Virtual disrealities. Visual Arts Review | NUVO | Michael Lasater and Tiffany Holmes, Indianapolis Art Center, March 14 - April 20, 2003.


 ...for the award of Best of Show I chose the video Flight because of its wonderful juxtaposition of imagery in a surrealistic world. The artist approaches this medium (and the sound) in an innovative and refreshing way. To me, it doesn't offer hope like All One, but it demonstrates a possible grim glimpse of the future. Had this been a painting instead of a video, I think that it would have been just as powerful as it's imagery stuck in my mind long after I viewed it. 

--- Nancy Roach 

Fusion-Form-Function. Union Street Gallery, Chicago Heights, Illinois,October 1- November 5, 2004. 


....a beautiful example of the filmmaker's art, technically superb and aesthetically integrated. 

There are too many delights in I Have a Place, short as it is, for one review to mention. It only remains to repeat that the most admirable thing about the documentary is the manner in which all details work to illuminate the poetry. We understand at least in part the poet when he says he has been writing "about what I thought I knew" and how he came to know it. 

--- F.P. Hulme 

I Have a Place: The Poetry of Jim Wayne Miller. The Arts Journal, May 1986. 


...an absolutely first-rate piece of work...a finely crafted short biography of a man, his work, his times, his place.  

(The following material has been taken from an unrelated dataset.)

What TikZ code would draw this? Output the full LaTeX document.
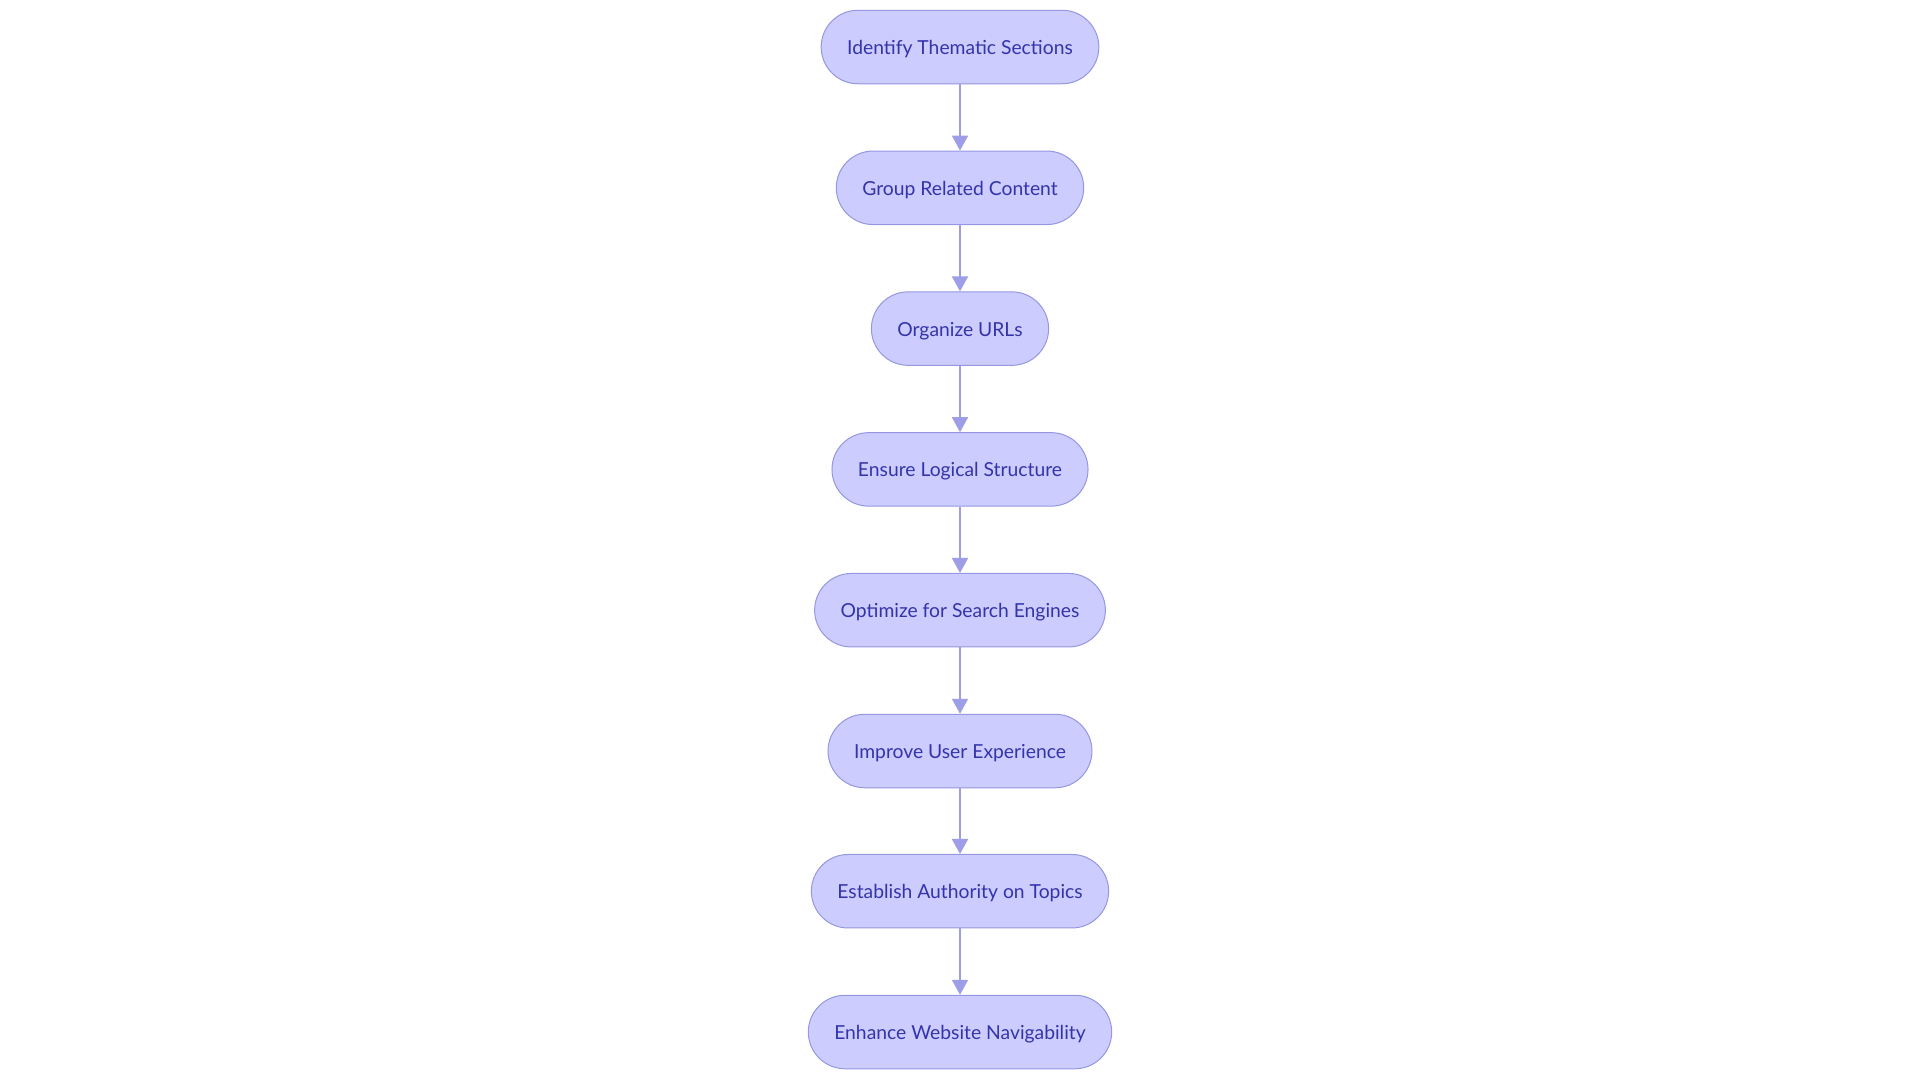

Visually, the presentation is both technically precise and beautiful to see, and the sound quality supports and complements the pictures. The overall effect of seeing and hearing this story as it unfolds is to draw the audience in and subtly compel them to pay attention. It is, in short, a good story well presented, and that is a universal quality that requires no prior knowledge on the part of the listener/viewer 

--- John Egerton

author of Generations: An American Family reviewing I Have a Place: The Poetry of Jim Wayne Miller, 1986.